Be aware of conditions and local weather events before heading into an environment like this. Photo: Aspiring Guides

Avalanche awareness guru Whitney Thurlow shares his tips for avoiding avalanche terrain this winter

Tramping during the winter months is becoming increasingly popular in New Zealand. No crowds (no one at all usually!) and stunning snow-covered peaks can make for fantastic hiking. Hit the right weather and you can have a wilderness experience like no other.

However, the death of two trampers in July 2015 on the popular Kepler Track highlights the insidious nature of avalanches on New Zealand tracks. While accidents due to falls or crossing rivers are much more likely, under certain conditions, an avalanche can be a major concern. Here’s how to make sure you have one less thing to worry about on your winter tramp.

Ask questions. Check for avalanche conditions. It may not feature the exact location you plan to go to, but if you see many warnings of ‘Considerable’ or higher, it is best to stay away from the snow.

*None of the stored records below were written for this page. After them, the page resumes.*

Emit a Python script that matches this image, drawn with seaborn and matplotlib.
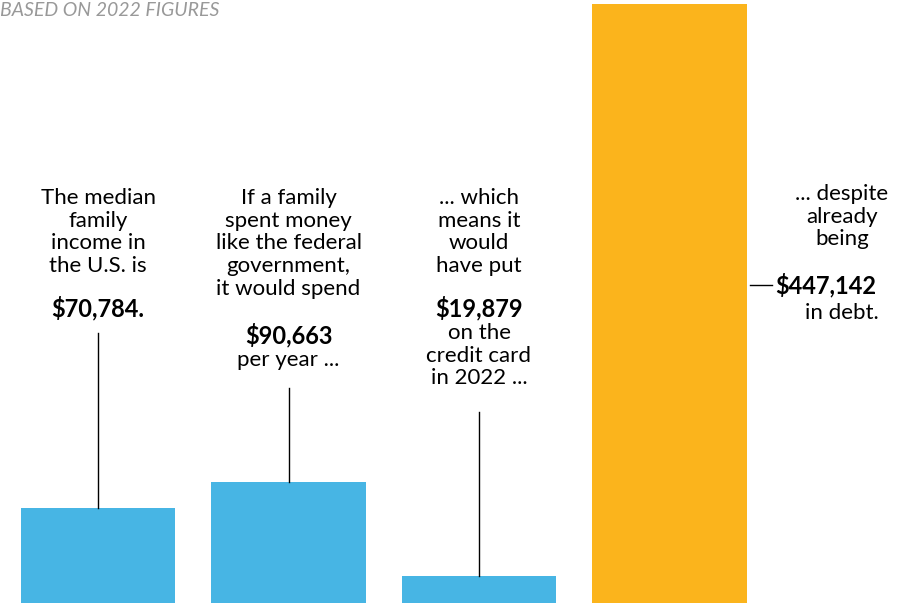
import matplotlib
matplotlib.use("Agg")
import matplotlib.pyplot as plt
import seaborn as sns
import pandas as pd

# data
categories = ["income", "spending", "deficit", "debt"]
values = [70784, 90663, 19879, 447142]
bar_colors = ["#47b5e4", "#47b5e4", "#47b5e4", "#fbb41c"]
labels_top = [
    "The median\nfamily\nincome in\nthe U.S. is",
    "If a family\nspent money\nlike the federal\ngovernment,\nit would spend",
    "... which\nmeans it\nwould\nhave put",
    "... despite\nalready\nbeing",
]
labels_value = ["$70,784.", "$90,663", "$19,879", "$447,142"]
labels_after = ["", "per year ...", "on the\ncredit card\nin 2022 ...", "in debt."]

df = pd.DataFrame({"cat": categories, "val": values})

plt.rcParams["font.family"] = "Lato"
fig = plt.figure(figsize=(9.10, 6.08), dpi=100)
ax = fig.add_axes([0, 5 / 608, 1, 599 / 608])
sns.barplot(data=df, x="cat", y="val", hue="cat", palette=bar_colors,
            width=0.81, legend=False, ax=ax, saturation=1)
ax.set_xlim(-98 / 190.5, (910 - 98) / 190.5)
ax.set_ylim(0, 447142)
ax.axis("off")

fs = 16
lh = 27 / 599 * 447142  # line height in data units
px = 447142 / 599

def y_of(pix):
    return (603 - pix) * px

# annotations for the three blue bars
tops = [188, 188, 188]
for i in range(3):
    x = i
    n_top = labels_top[i].count("\n") + 1
    y0 = y_of(tops[i])
    ax.text(x, y0, labels_top[i], ha="center", va="top", fontsize=fs,
            linespacing=1.17, color="black")
    yv = y0 - n_top * lh
    ax.text(x, yv, labels_value[i], ha="center", va="top", fontsize=fs + 1,
            fontweight="bold", color="black")
    if labels_after[i]:
        ax.text(x, yv - lh, labels_after[i], ha="center", va="top", fontsize=fs,
                linespacing=1.17, color="black")

# leader lines
line_tops = [333, 388, 412]
for i in range(3):
    ax.plot([i, i], [values[i], y_of(line_tops[i])], color="black", lw=1)

# debt bar label
xc = (842 - 98) / 190.5
ax.text(xc, y_of(184), labels_top[3], ha="center", va="top", fontsize=fs,
        linespacing=1.17)
ax.text((775 - 98) / 190.5, y_of(285), labels_value[3], ha="left", va="center",
        fontsize=fs + 1, fontweight="bold")
ax.text(xc, y_of(303), labels_after[3], ha="center", va="top", fontsize=fs)
ax.plot([(750 - 98) / 190.5, (772 - 98) / 190.5], [y_of(285)] * 2, color="black", lw=1)

fig.text(0.0, 1 - 2 / 608, "BASED ON 2022 FIGURES", ha="left", va="top",
         fontsize=14, style="italic", color="#999999")

fig.savefig("out.png", dpi=100)
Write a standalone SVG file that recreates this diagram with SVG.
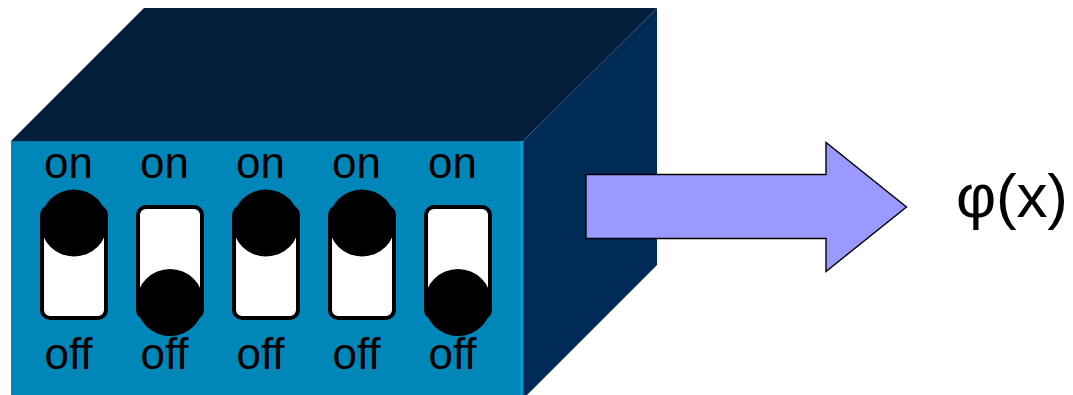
<svg xmlns="http://www.w3.org/2000/svg" width="1073" height="395" viewBox="0 0 1073 395">
  <style>
    .lbl { font-family: "Liberation Sans", Arial, sans-serif; font-size: 44px; fill: #000; text-anchor: middle; }
    .slot { fill: #fff; stroke: #000; stroke-width: 4; }
    .knob { fill: #000; }
    .out { font-family: "Liberation Sans", Arial, sans-serif; font-size: 62px; fill: #000; }
  </style>
  <defs>
    <!-- one DIP switch slot, centred on x=0; knob y set per state -->
    <rect id="slot" class="slot" x="-32" y="207" width="64" height="111" rx="8" ry="8"/>
  </defs>

  <!-- box body -->
  <g id="box">
    <polygon points="11,141 144,8 657,8 523,141" fill="#021e3b"/>
    <polygon points="523,141 657,8 657,265 523,399" fill="#002b57"/>
    <rect x="11" y="141" width="512" height="260" fill="#0086b8"/>
    <line x1="11" y1="141.8" x2="523" y2="141.8" stroke="#0a79a8" stroke-width="1.5"/>
    <line x1="521.8" y1="141" x2="521.8" y2="395" stroke="#0a9bd6" stroke-width="3"/>
  </g>

  <!-- switch 1: on -->
  <g id="switch1" transform="translate(74,0)">
    <text class="lbl" x="-5.5" y="177.5">on</text>
    <use href="#slot"/>
    <circle class="knob" cx="0" cy="223" r="33.5"/>
    <text class="lbl" x="-5.5" y="369">off</text>
  </g>

  <!-- switch 2: off -->
  <g id="switch2" transform="translate(170,0)">
    <text class="lbl" x="-5.5" y="177.5">on</text>
    <use href="#slot"/>
    <circle class="knob" cx="0" cy="302.5" r="33.5"/>
    <text class="lbl" x="-5.5" y="369">off</text>
  </g>

  <!-- switch 3: on -->
  <g id="switch3" transform="translate(266,0)">
    <text class="lbl" x="-5.5" y="177.5">on</text>
    <use href="#slot"/>
    <circle class="knob" cx="0" cy="223" r="33.5"/>
    <text class="lbl" x="-5.5" y="369">off</text>
  </g>

  <!-- switch 4: on -->
  <g id="switch4" transform="translate(362,0)">
    <text class="lbl" x="-5.5" y="177.5">on</text>
    <use href="#slot"/>
    <circle class="knob" cx="0" cy="223" r="33.5"/>
    <text class="lbl" x="-5.5" y="369">off</text>
  </g>

  <!-- switch 5: off -->
  <g id="switch5" transform="translate(458,0)">
    <text class="lbl" x="-5.5" y="177.5">on</text>
    <use href="#slot"/>
    <circle class="knob" cx="0" cy="302.5" r="33.5"/>
    <text class="lbl" x="-5.5" y="369">off</text>
  </g>

  <!-- block arrow from the box to the output -->
  <g id="connectors">
    <polygon points="586,174.5 826,174.5 826,142.5 906.5,207 826,271.5 826,238.5 586,238.5" fill="#9999ff" stroke="#000" stroke-width="1.4" stroke-linejoin="miter"/>
  </g>

  <!-- output label -->
  <g id="output">
    <text class="out" x="956" y="216.5" textLength="112" lengthAdjust="spacing">φ(x)</text>
  </g>
</svg>
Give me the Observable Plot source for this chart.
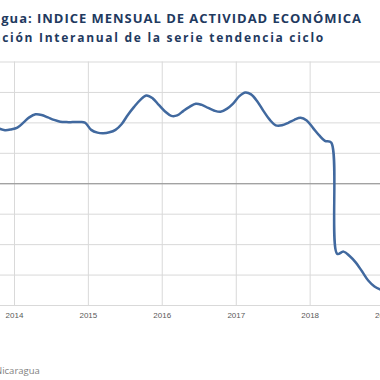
<!DOCTYPE html>
<html>
<head>
<meta charset="utf-8">
<script src="https://cdn.jsdelivr.net/npm/d3@7"></script>
<script src="https://cdn.jsdelivr.net/npm/@observablehq/plot@0.6"></script>
<style>
  html, body { margin: 0; padding: 0; background: #fff; }
  #wrap { position: relative; width: 380px; height: 380px; overflow: hidden; background: #fff; }
  .ttl { position: absolute; white-space: nowrap; font-family: "Open Sans", sans-serif; font-weight: 700; color: #1f3a60; }
  #title { right: 18px; top: 10px; font-size: 13px; line-height: 16px; }
  #subtitle { right: 55px; top: 30px; font-size: 12px; line-height: 15px; }
  #chart { position: absolute; left: 0; top: 56px; }
  #footer { position: absolute; left: -5px; top: 364px; font-family: "Open Sans", sans-serif; font-size: 9.5px; color: #7f7f7f; white-space: nowrap; }
</style>
</head>
<body>
<div id="wrap">
  <div id="title" class="ttl">Nicaragua: <span id="tfit">INDICE MENSUAL DE ACTIVIDAD ECONÓMICA</span></div>
  <div id="subtitle" class="ttl">Variación <span id="sfit">Interanual de la serie tendencia ciclo</span></div>
  <div id="chart"></div>
  <div id="footer">Nicaragua</div>
</div>
<script>
// Data: monthly year-on-year variation (%) of the trend-cycle series, starting Oct 2013
const startYear = 2013, startMonth = 9; // October 2013 (0-based month)
const values = [
  3.64, 3.52, 3.57,
  3.69, 4.03, 4.36, 4.56, 4.52, 4.36, 4.20, 4.08, 4.05, 4.05, 4.05, 4.02,
  3.54, 3.36, 3.32, 3.38, 3.54, 3.93, 4.52, 5.05, 5.51, 5.80, 5.61, 5.18,
  4.75, 4.46, 4.49, 4.79, 5.05, 5.26, 5.18, 4.98, 4.80, 4.73, 4.92, 5.25,
  5.74, 5.99, 5.87, 5.41, 4.79, 4.21, 3.84, 3.84, 4.00, 4.20, 4.33, 4.15,
  3.67, 3.18, 2.82, 2.71, -4.61, -4.46, -4.75, -5.18, -5.77, -6.36, -6.75, -6.95,
  -7.08
];
const yearTicks = [2014, 2015, 2016, 2017, 2018, 2019];
const yTicks = [-8, -6, -4, -2, 0, 2, 4, 6, 8];

const data = values.map((v, i) => ({
  date: new Date(Date.UTC(startYear, startMonth + i, 15)),
  value: v
}));
const tickDates = yearTicks.map(y => new Date(Date.UTC(y, 0, 1)));

const plot = Plot.plot({
  width: 380,
  height: 268,
  marginLeft: 0,
  marginRight: 0,
  marginTop: 5.5,
  marginBottom: 19,
  style: { fontFamily: "Liberation Sans, sans-serif", fontSize: "8px", overflow: "hidden", background: "#fff" },
  x: { type: "utc", domain: [tickDates[0], tickDates[tickDates.length - 1]], range: [14, 383.5] },
  y: { domain: [-8, 8], axis: null },
  marks: [
    Plot.gridY(yTicks, { stroke: "#d9d9d9", strokeOpacity: 1, strokeWidth: 1 }),
    Plot.gridX(tickDates, { stroke: "#d9d9d9", strokeOpacity: 1, strokeWidth: 1 }),
    Plot.ruleY([0], { stroke: "#8c8c8c", strokeWidth: 1 }),
    Plot.axisX(tickDates, { tickSize: 0, tickPadding: 7, color: "#595959", tickFormat: d => String(d.getUTCFullYear()), label: null }),
    Plot.line(data, { x: "date", y: "value", stroke: "#41699f", strokeWidth: 2.5, curve: "catmull-rom", clip: true })
  ]
});
document.getElementById("chart").appendChild(plot);

// fit visible title parts to the reference widths (spacing applied to whole line)
function fit(lineId, partId, target) {
  const el = document.getElementById(partId);
  const w = el.getBoundingClientRect().width;
  const n = el.textContent.length;
  document.getElementById(lineId).style.letterSpacing = ((target - w) / n) + "px";
}
fit("title", "tfit", 325);
fit("subtitle", "sfit", 286);
</script>
</body>
</html>
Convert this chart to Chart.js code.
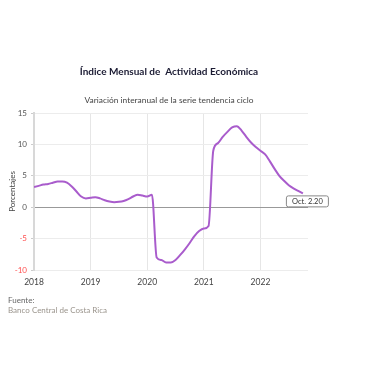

It’s also a good idea to ask questions at the local DOC office to see if they have any advice.

Has there been a lot of recent snow? This may not be as simple as it seems since it rarely snows to the valley floor, where you’ll be trying to make a decision. But higher up, where you’ll be going, there could be a dangerous amount of new snow. Plan on it being six degrees colder for every 1000m you climb. So, if you are at a hut at 400m and it rains all night with the temperature at 4℃, you can count on a lot of new snow at 1000m. If your intended route takes you that high, it may be best to change plans. Remember, the avalanche start zones will be even higher, and with wind loading there could be metres of new snow from one rain event.

It’s not the fall, it’s the landing. Surprisingly enough, getting buried by snow is probably not your biggest worry when it comes to an avalanche. If a relatively small avalanche pushes you off a cliff, it can be small consolation that it was only minor in size. Steep gullies, rocks, trees and other terrain traps can be deadly. Always consider the ‘what if’ in the risk equation.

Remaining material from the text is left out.